The building was constructed as a village hall and fire station in 1929. Through the years, it also was used as a municipal jail and a community center.

When a new village hall opened at 300 Plaza Circle in 2014, the old building became superfluous. It's been mostly unused since then.

The building has an odd interior layout and significant accessibility issues. In 2015, a committee studying the site's potential uses estimated renovating the building could cost at least $800,000.

Conversely, demolishing the structure could cost $158,000, the group said at the time.

Residents surveyed about the building's fate overwhelmingly opposed spending tax money on the building.

A nonprofit once discussed turning the building into an arts center, but attention shifted to other possible locations. Likewise, discussions about marketing the building as a possible restaurant site went nowhere.

Semple said he'd love for a "well-funded visionary" to step in and buy the building but doesn't expect that will happen. Realistically, Semple said he supports turning the land into a public parking lot.

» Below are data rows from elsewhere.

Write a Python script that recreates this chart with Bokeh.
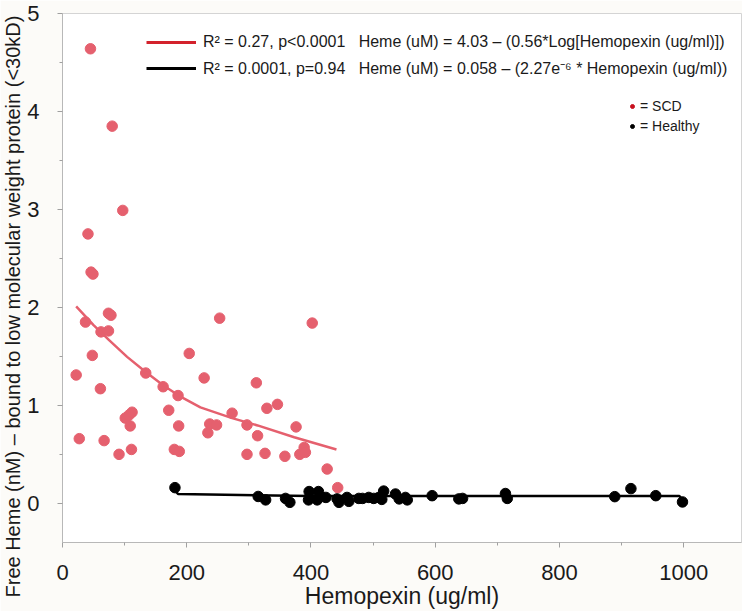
from bokeh.plotting import figure
from bokeh.models import Range1d, Legend, LegendItem, ColumnDataSource, FixedTicker, Title
from bokeh.embed import file_html
from bokeh.resources import INLINE

# ---- data ----
scd_x = [45, 80, 97, 41, 46, 49, 22, 27, 37, 48, 61, 62, 74, 67, 74, 78, 91, 101, 107, 112, 109, 111,
         134, 162, 171, 186, 187, 180, 188, 204, 228, 234, 237, 248, 253, 273, 297, 297, 312, 314,
         329, 326, 346, 358, 376, 382, 389, 391, 402, 426, 443]
scd_y = [4.64, 3.85, 2.99, 2.75, 2.36, 2.34, 1.31, 0.66, 1.85, 1.51, 1.17, 1.75, 1.76, 0.64, 1.94, 1.92,
         0.50, 0.87, 0.90, 0.93, 0.79, 0.55, 1.33, 1.19, 0.95, 1.10, 0.79, 0.55, 0.53, 1.53, 1.28, 0.72,
         0.81, 0.80, 1.89, 0.92, 0.80, 0.50, 1.23, 0.69, 0.97, 0.51, 1.01, 0.48, 0.78, 0.50, 0.57, 0.52,
         1.84, 0.35, 0.16]

healthy_x = [181, 315, 327, 359, 366, 397, 396, 412, 410, 424, 442, 445, 458, 461, 477, 483, 493, 501,
             509, 517, 514, 536, 542, 552, 555, 595, 638, 644, 713, 716, 889, 915, 955, 998]
healthy_y = [0.16, 0.07, 0.035, 0.05, 0.01, 0.12, 0.035, 0.12, 0.035, 0.06, 0.045, 0.01, 0.06, 0.02,
             0.05, 0.05, 0.06, 0.05, 0.06, 0.125, 0.04, 0.095, 0.045, 0.06, 0.035, 0.078, 0.045, 0.05,
             0.10, 0.05, 0.068, 0.15, 0.078, 0.014]

# fitted curve (SCD) as drawn in the reference
scd_fit_x = [22, 50, 75, 104, 134, 162, 187, 222, 273, 314, 373, 441]
scd_fit_y = [2.01, 1.82, 1.665, 1.495, 1.34, 1.205, 1.10, 0.98, 0.87, 0.795, 0.675, 0.55]

# fitted line (Healthy) as drawn in the reference
healthy_fit_x = [180, 186, 400, 993, 998]
healthy_fit_y = [0.14, 0.095, 0.075, 0.075, 0.035]

x_ticks = [0, 200, 400, 600, 800, 1000]
x_minor = [100, 300, 500, 700, 900]
y_ticks = [0, 1, 2, 3, 4, 5]
y_minor = [0.5, 1.5, 2.5, 3.5, 4.5]

legend_scd_fit = "R\u00b2 = 0.27, p<0.0001\u00a0\u00a0\u00a0Heme (uM) = 4.03 \u2013 (0.56*Log[Hemopexin (ug/ml)])"
legend_healthy_fit = "R\u00b2 = 0.0001, p=0.94\u00a0\u00a0\u00a0Heme (uM) = 0.058 \u2013 (2.27e\u207b\u2076 * Hemopexin (ug/ml))"
legend_scd = "= SCD"
legend_healthy = "= Healthy"
x_title = "Hemopexin (ug/ml)"
y_title = "Free Heme (nM) \u2013 bound to low molecular weight protein (<30kD)"

FONT = "Liberation Sans"
PINK = "#e5606e"
TXT = "#1a1a1a"

p = figure(width=742, height=611, output_backend="svg", toolbar_location=None,
           x_range=Range1d(0, 1093), y_range=Range1d(-0.4, 5.0),
           min_border_left=62, min_border_right=1, min_border_top=13, min_border_bottom=69)
p.border_fill_color = "#fcfbf8"
p.background_fill_color = "white"
p.outline_line_color = "#d4d4d4"
p.xgrid.visible = False
p.ygrid.visible = False

# axes
for ax in (p.xaxis[0], p.yaxis[0]):
    ax.axis_line_color = "#b8b8b8"
    ax.major_tick_line_color = "#a0a0a0"
    ax.minor_tick_line_color = "#a0a0a0"
    ax.major_tick_out = 5
    ax.major_tick_in = 0
    ax.minor_tick_out = 3
    ax.minor_tick_in = 0
    ax.major_label_text_font = FONT
    ax.major_label_text_font_size = "22px"
    ax.major_label_text_color = TXT

p.xaxis.ticker = FixedTicker(ticks=x_ticks, minor_ticks=x_minor)
p.yaxis.ticker = FixedTicker(ticks=y_ticks, minor_ticks=y_minor)
p.xaxis.major_label_standoff = 17
p.yaxis.major_label_standoff = 18
p.xaxis.axis_label = x_title
p.xaxis.axis_label_text_font = FONT
p.xaxis.axis_label_text_font_size = "23px"
p.xaxis.axis_label_text_font_style = "normal"
p.xaxis.axis_label_text_color = TXT
p.xaxis.axis_label_standoff = 0

p.add_layout(Title(text=y_title, align="left", offset=-55, vertical_align="middle", standoff=0,
                   text_font=FONT, text_font_size="20px", text_font_style="normal",
                   text_color=TXT), "left")

# data
p.scatter(scd_x, scd_y, size=10.5, fill_color=PINK, line_color=PINK)
p.line(scd_fit_x, scd_fit_y, line_color=PINK, line_width=2.5)
p.line(healthy_fit_x, healthy_fit_y, line_color="black", line_width=2.5)
p.scatter(healthy_x, healthy_y, size=10.5, fill_color="black", line_color="black")

# legend sample glyphs (NaN sources: nothing drawn in the plot area)
nan = float("nan")
def blank():
    return ColumnDataSource(dict(x=[nan], y=[nan]))
r_red = p.line("x", "y", source=blank(), line_color="#d3222c", line_width=3)
r_blk = p.line("x", "y", source=blank(), line_color="black", line_width=3)
r_dot_red = p.scatter("x", "y", source=blank(), size=7, fill_color="#c8101e", line_color="#c8101e")
r_dot_blk = p.scatter("x", "y", source=blank(), size=7, fill_color="black", line_color="black")

leg1 = Legend(items=[LegendItem(label=legend_scd_fit, renderers=[r_red]),
                     LegendItem(label=legend_healthy_fit, renderers=[r_blk])],
              location=(84, 461), orientation="vertical")
leg2 = Legend(items=[LegendItem(label=legend_scd, renderers=[r_dot_red]),
                     LegendItem(label=legend_healthy, renderers=[r_dot_blk])],
              location=(565, 406), orientation="vertical")
leg1.glyph_width = 50
leg1.glyph_height = 26
leg1.label_height = 26
leg1.label_standoff = 7
leg1.label_text_font_size = "16px"
leg2.glyph_width = 10
leg2.glyph_height = 20
leg2.label_height = 20
leg2.label_standoff = 3
leg2.label_text_font_size = "14px"
for lg in (leg1, leg2):
    lg.border_line_color = None
    lg.background_fill_alpha = 0
    lg.padding = 0
    lg.margin = 0
    lg.spacing = 0
    lg.label_text_font = FONT
    lg.label_text_color = TXT
    p.add_layout(lg)

open("out.html", "w").write(file_html(p, INLINE))
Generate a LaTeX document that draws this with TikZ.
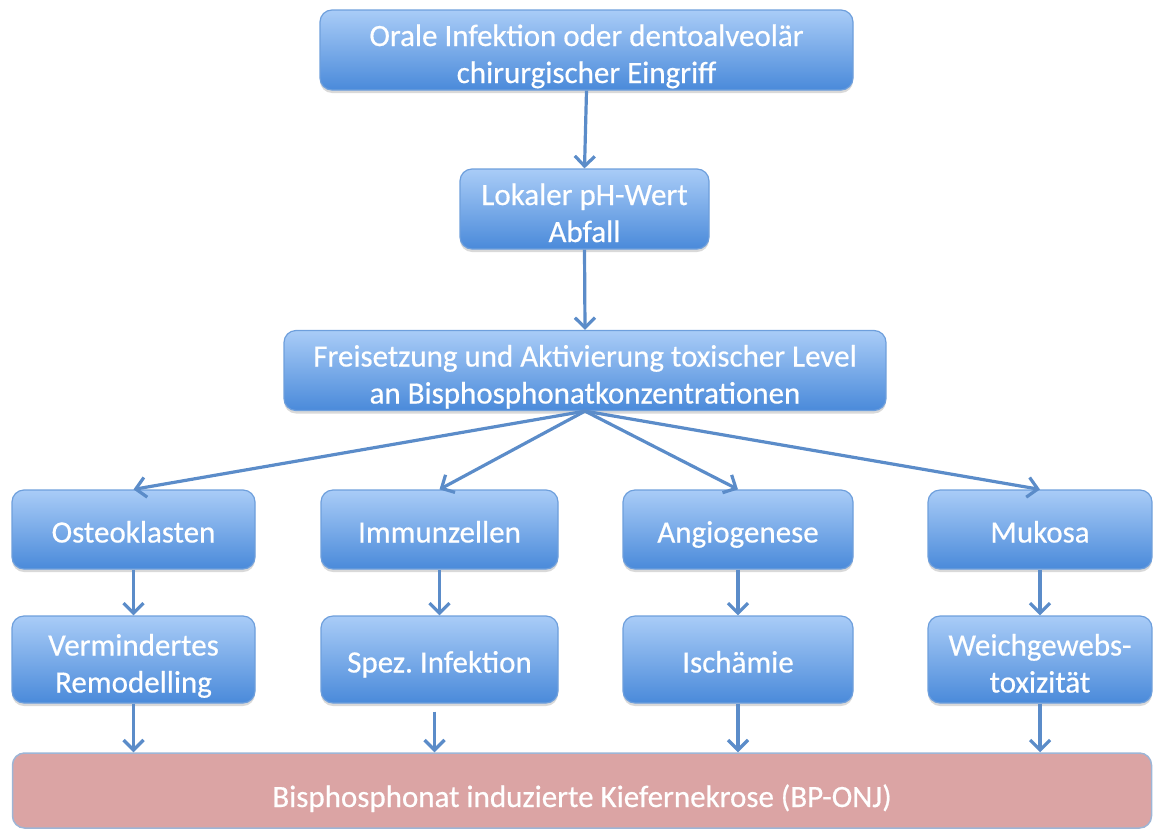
\documentclass[tikz,border=0pt]{standalone}
\usepackage{fontspec}
\setmainfont{Carlito}
\newfontfamily\boxfont{Carlito}[FakeBold=0.5]
\usetikzlibrary{arrows.meta,shadows}
\definecolor{boxtop}{HTML}{A9CCF7}
\definecolor{boxbot}{HTML}{4A8ADA}
\definecolor{boxline}{HTML}{6E9FDC}
\definecolor{arr}{HTML}{5B8CC9}
\definecolor{pinkfill}{HTML}{DBA4A4}
\definecolor{pinkline}{HTML}{9DB5D6}
\newcommand{\boxstrut}{\rule[-11pt]{0pt}{48pt}}
\newcommand{\pinkstrut}{\rule[-11pt]{0pt}{55pt}}
\newcommand{\topstrut}{\rule{0pt}{36pt}}
\newcommand{\botstrut}{\rule[-7pt]{0pt}{7pt}}
\frenchspacing
\begin{document}
\begin{tikzpicture}[x=1pt,y=-1pt,
  bx/.style={draw=boxline, line width=1.2pt, rounded corners=12pt,
    top color=boxtop, bottom color=boxbot, text=white, align=center,
    font=\boxfont\fontsize{31}{37}\selectfont, inner sep=0pt,
    drop shadow={opacity=0.3, shadow xshift=0pt, shadow yshift=-3pt}},
  single/.style={bx, execute at begin node=\boxstrut},
  endbox/.style={draw=pinkline, line width=1.5pt, rounded corners=12pt,
    fill=pinkfill, text=white, align=center,
    font=\boxfont\fontsize{31}{37}\selectfont, inner sep=0pt,
    execute at begin node=\pinkstrut},
  ar/.style={draw=arr, line width=3.2pt,
    -{Straight Barb[length=10pt,width=20pt]}}]
\useasboundingbox (0,0) rectangle (1153,830);

\node[bx, minimum width=533pt, minimum height=76pt] (orale) at (586.5,50)
  {\topstrut Orale Infektion oder dentoalveolär\\chirurgischer Eingriff\botstrut};
\node[bx, minimum width=249pt, minimum height=74pt] (ph) at (584.5,209)
  {\topstrut Lokaler pH-Wert\\Abfall\botstrut};
\node[bx, minimum width=602pt, minimum height=75pt] (frei) at (585,370.5)
  {\topstrut Freisetzung und Aktivierung toxischer Level\\an Bisphosphonatkonzentrationen\botstrut};

\node[single, minimum width=243pt, minimum height=79pt] (ost) at (133.5,529.5) {Osteoklasten};
\node[single, minimum width=237pt, minimum height=79pt] (imm) at (439.5,529.5) {Immunzellen};
\node[single, minimum width=230pt, minimum height=79pt] (ang) at (738,529.5) {Angiogenese};
\node[single, minimum width=224pt, minimum height=79pt] (muk) at (1040,529.5) {Mukosa};

\node[bx, minimum width=243pt, minimum height=87pt] (ver) at (133.5,659.5)
  {\topstrut Vermindertes\\Remodelling\botstrut};
\node[single, minimum width=237pt, minimum height=87pt] (spez) at (439.5,659.5) {Spez.\ Infektion};
\node[single, minimum width=230pt, minimum height=87pt] (isch) at (738,659.5) {Ischämie};
\node[bx, minimum width=224pt, minimum height=87pt] (weich) at (1040,659.5)
  {\topstrut Weichgewebs-\\toxizität\botstrut};

\node[endbox, minimum width=1139pt, minimum height=75pt] (bp) at (582,790.5)
  {Bisphosphonat induzierte Kiefernekrose (BP-ONJ)};

\draw[ar] (orale.south) -- (ph.north);
\draw[ar] (ph.south) -- (frei.north);
\draw[ar] (frei.south) -- (ost.north);
\draw[ar] (frei.south) -- (imm.north);
\draw[ar] (frei.south) -- (ang.north);
\draw[ar] (frei.south) -- (muk.north);
\draw[ar] (ost.south) -- (ver.north);
\draw[ar] (imm.south) -- (spez.north);
\draw[ar] (ang.south) -- (isch.north);
\draw[ar] (muk.south) -- (weich.north);
\draw[ar] (ver.south) -- (ver.south |- bp.north);
\draw[ar] ([xshift=-5pt,yshift=-8pt]spez.south) -- ([xshift=-5pt]spez.south |- bp.north);
\draw[ar] (isch.south) -- (isch.south |- bp.north);
\draw[ar] (weich.south) -- (weich.south |- bp.north);
\end{tikzpicture}
\end{document}
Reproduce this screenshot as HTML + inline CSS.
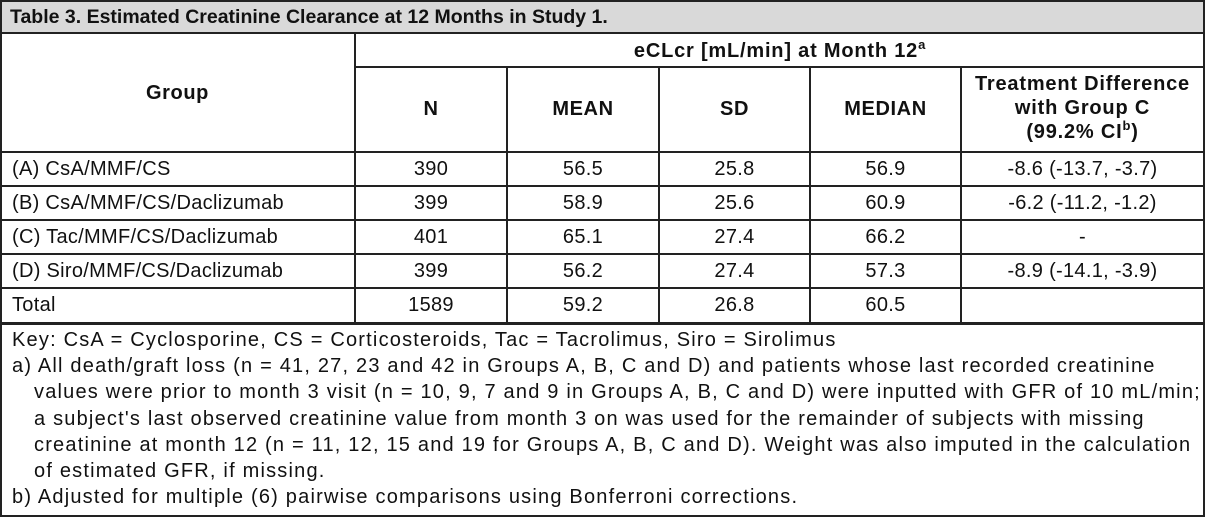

Semple also would like the village's veterans monument, which now stands on a triangular patch of land on the east end of Hawley Street near Route 176, to move there.

"The monument deserves to be in a better location that is easier to get to with accessible parking," Semple said.

Lentz isn't a fan of the parking lot concept.

"Urban planners will tell you that one of the keys to a successful downtown is having attractive and interesting buildings along the street," he said. "There are good arguments to be made about reusing the existing building or redeveloping the site, and I want to have that discussion with the board."